Legal Remedies for Subscribers
The court indicated that subscribers have legal remedies available to them if a corporation departs from its stated purposes or engages in unauthorized activities. However, it clarified that such remedies do not relieve subscribers from their obligation to fulfill their subscription contracts. In instances where a corporation conducts business outside the bounds of its charter, subscribers could seek judicial intervention to prevent such actions or to assert their rights within the corporate structure. The court maintained that while subscribers could challenge unauthorized activities, their financial commitments to the corporation would remain enforceable. This aspect of the ruling underscored the importance of accountability for both corporate management and subscribers, establishing a framework for the relationship between the two parties in the context of corporate governance and obligations.
Conclusion and Judgment
The court ultimately concluded that the trial court erred in ruling against the Comanche Cotton Oil Company. It determined that the obligations of the subscriber, Mrs.
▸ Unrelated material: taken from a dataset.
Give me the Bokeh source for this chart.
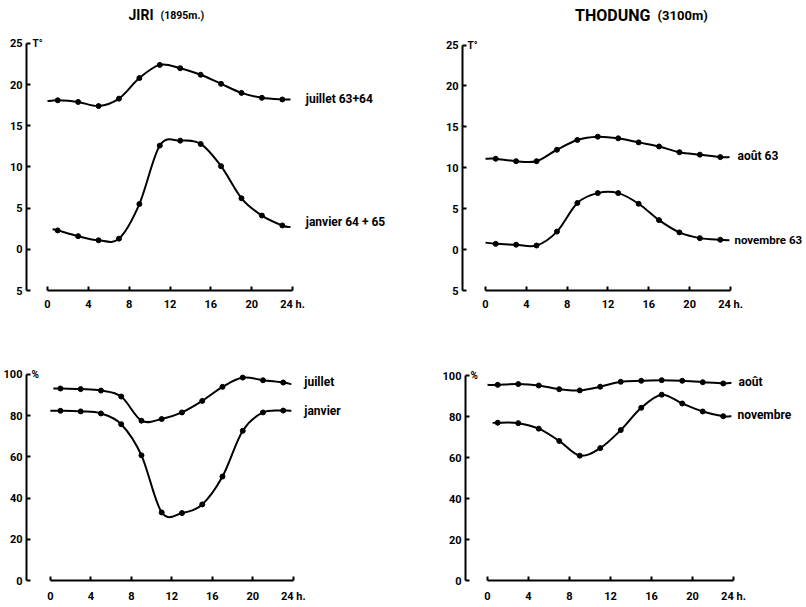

Browne, were not extinguished by the changes in the corporate charter. The court reversed the judgments of both the trial court and the Court of Civil Appeals, remanding the case for further proceedings consistent with its findings. This ruling reinforced the principle that subscribers to corporate stock are bound by their commitments, even in light of amendments to the corporate charter that do not fundamentally alter the original purposes of their subscription. The court's decision underscored the balance between corporate flexibility to adapt and the contractual obligations of subscribers, ensuring that both parties maintain their responsibilities within the corporate framework.